Isabella Tree explores the Kumaris, young girls chosen to be worshipped in Nepal by both Hindus and Buddhists as symbols of purity and makers of kings.
In a medieval building in the heart of old Kathmandu lives a young girl known to Nepalis as 'Kumari'. To foreigners she is the 'Living Goddess'. Her face features on the cover of guide books, postcards and souvenirs. Beneath a bejewelled crown and bedecked with gold snake necklaces and sacred amulets, she gazes at the world enigmatically, never smiling.
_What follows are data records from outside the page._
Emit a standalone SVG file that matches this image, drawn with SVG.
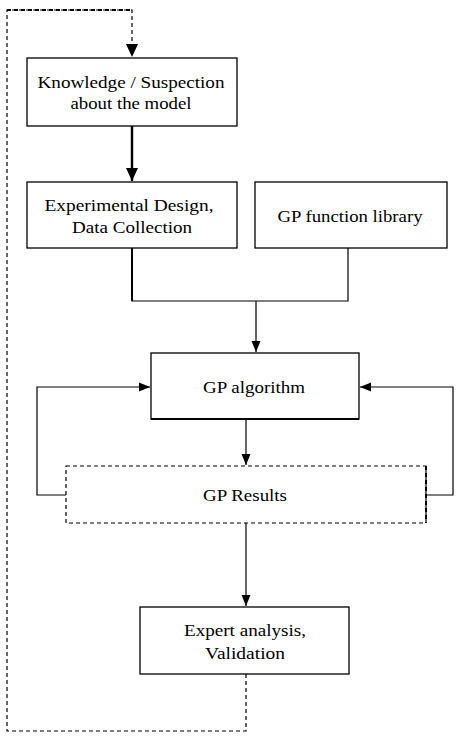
<svg xmlns="http://www.w3.org/2000/svg" width="465" height="737" viewBox="0 0 465 737">
<style>
.box{fill:#fff;stroke:#000;stroke-width:1.3}
.dbox{fill:#fff;stroke:#000;stroke-width:1.2;stroke-dasharray:4 3}
.t{font-family:"Liberation Serif","Times New Roman",serif;font-size:16px;fill:#000;text-anchor:middle}
.c{fill:none;stroke:#000;stroke-width:1.2}
.ck{fill:none;stroke:#000;stroke-width:2.4}
.cd{fill:none;stroke:#000;stroke-width:1.2;stroke-dasharray:4 3}
</style>
<defs>
<marker id="ah" markerUnits="userSpaceOnUse" markerWidth="14" markerHeight="14" viewBox="0 0 14 14" refX="13" refY="7" orient="auto">
<path d="M0,1 L13,7 L0,13 Z" fill="#000"/>
</marker>
<marker id="as" markerUnits="userSpaceOnUse" markerWidth="12" markerHeight="10" viewBox="0 0 12 10" refX="11" refY="5" orient="auto">
<path d="M0,0.5 L11,5 L0,9.5 Z" fill="#000"/>
</marker>
</defs>
<rect width="465" height="737" fill="#fff"/>
<g id="connectors">
<path class="cd" d="M246,674 V731 H7 V10 H132 V57" marker-end="url(#ah)"/>
<path d="M7,10 H132" fill="none" stroke="#000" stroke-width="2" stroke-dasharray="4 3"/>
<path class="ck" d="M132,126 V181" marker-end="url(#ah)"/>
<path class="c" d="M132,248 V301 H348 V248"/>
<path d="M132,248 V301" fill="none" stroke="#000" stroke-width="2"/>
<path class="c" d="M256,301 V352" marker-end="url(#as)"/>
<path class="c" d="M246,419 V465" marker-end="url(#as)"/>
<path class="c" d="M246,523 V606" marker-end="url(#as)"/>
<path class="c" d="M66,495 H37 V387 H150" marker-end="url(#as)"/>
<path class="c" d="M426,495 H453 V387 H360" marker-end="url(#as)"/>
</g>
<g id="knowledge">
<rect class="box" x="27" y="58" width="210" height="68"/>
<text class="t" x="131" y="88" textLength="187" lengthAdjust="spacingAndGlyphs">Knowledge / Suspection</text>
<text class="t" x="131" y="109" textLength="121" lengthAdjust="spacingAndGlyphs">about the model</text>
</g>
<g id="experimental">
<rect class="box" x="27" y="182" width="210" height="66"/>
<text class="t" x="129" y="211" textLength="169" lengthAdjust="spacingAndGlyphs">Experimental Design,</text>
<text class="t" x="132" y="233" textLength="120" lengthAdjust="spacingAndGlyphs">Data Collection</text>
</g>
<g id="library">
<rect class="box" x="255" y="182" width="192" height="66"/>
<text class="t" x="350" y="222" textLength="145" lengthAdjust="spacingAndGlyphs">GP function library</text>
</g>
<g id="algorithm">
<rect class="box" x="151" y="353" width="208" height="66"/>
<path d="M151,419 H359" stroke="#000" stroke-width="2.2"/>
<text class="t" x="254" y="393" textLength="102" lengthAdjust="spacingAndGlyphs">GP algorithm</text>
</g>
<g id="results">
<rect class="dbox" x="66" y="466" width="360" height="57"/>
<path d="M426,466 V523" fill="none" stroke="#000" stroke-width="2" stroke-dasharray="4 3"/>
<text class="t" x="245" y="501" textLength="84" lengthAdjust="spacingAndGlyphs">GP Results</text>
</g>
<g id="expert">
<rect class="box" x="140" y="607" width="209" height="67"/>
<text class="t" x="245" y="636" textLength="122" lengthAdjust="spacingAndGlyphs">Expert analysis,</text>
<text class="t" x="245" y="659" textLength="80" lengthAdjust="spacingAndGlyphs">Validation</text>
</g>
</svg>
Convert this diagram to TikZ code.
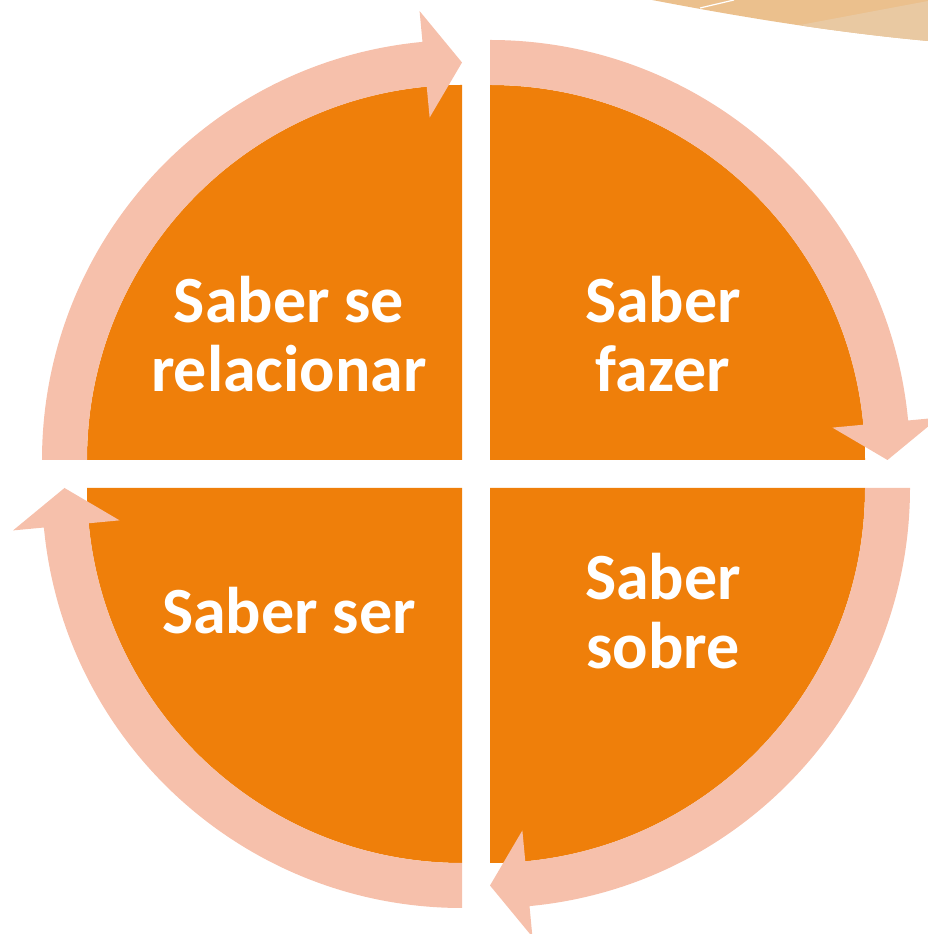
\documentclass[tikz,border=0pt]{standalone}
\usepackage{fontspec}
\setmainfont{Carlito}
\definecolor{sectorfill}{RGB}{239,127,10}
\definecolor{ringfill}{RGB}{246,192,171}
\definecolor{swooshdark}{RGB}{235,192,141}
\definecolor{swooshlight}{RGB}{233,201,162}
\tikzset{
  sector/.style={fill=sectorfill},
  ring/.style={fill=ringfill},
  label/.style={text=white,font=\fontsize{66}{69}\selectfont\bfseries,align=center,inner sep=0pt}
}
\begin{document}
\begin{tikzpicture}[x=1pt,y=1pt,line join=miter]
\useasboundingbox (0,0) rectangle (928,934);
%%
% corner swoosh
\begin{scope}
  \clip (652,934) .. controls (720,921) and (820,903) .. (928,893) -- (928,934) -- cycle;
  \fill[swooshdark] (640,880) rectangle (928,934);
  \fill[swooshlight] (800,909) -- (928,933) -- (928,880) -- cycle;
  \draw[white,line width=1.2pt] (700,926) -- (734,934);
\end{scope}
%%
% quarters
\fill[sector] (490,474) -- ++(0:375) arc (0:90:375) -- cycle;
\fill[sector] (462,474) -- ++(90:375) arc (90:180:375) -- cycle;
\fill[sector] (462,446) -- ++(180:375) arc (180:270:375) -- cycle;
\fill[sector] (490,446) -- ++(270:375) arc (270:360:375) -- cycle;
%%
% ring arrows, clockwise
\foreach \cx/\cy/\s in {490/474/90, 462/474/180, 462/446/270, 490/446/360}{
  \fill[ring] (\cx,\cy) ++(\s:420) arc (\s:\s-84.6:420)
    -- ++(\s-84.6:31) -- ([shift={(\cx,\cy)}]\s-90:397.5)
    -- ([shift={(\cx,\cy)}]\s-84.6:344) -- ++(\s-84.6:31)
    arc (\s-84.6:\s:375) -- cycle;
}
%%
\node (node_0) at (289,600) [label] {Saber se\\relacionar};
\node (node_1) at (663,600) [label] {Saber\\fazer};
\node (node_2) at (663,323) [label] {Saber\\sobre};
\node (node_3) at (289,323) [label] {Saber ser};
%
\end{tikzpicture}
\end{document}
If she smiles at you – so her worshippers believe – it is an invitation to heaven and you die. From the centre of her forehead, painted red and edged in gold, stares a third, 'all-seeing' eye, a black pupil set in bronze.
Her 18th-century residence – a traditional red-brick building with carved windows and dragon-scale roof tiles known as the 'Kumari Chen' or 'Kumari Ghar', just yards from the old royal palace and surrounded by exquisite pagoda-temples, is one of the 'must-sees' on the Himalayan tourist trail. Though foreigners are not allowed inside, anyone can enter her courtyard, an intimate space frequented by pigeons and surrounded by carvings of multi-armed goddesses. A glimpse of the child goddess at her window here, if she deigns to appear, is a highlight of a visit to this ancient capital.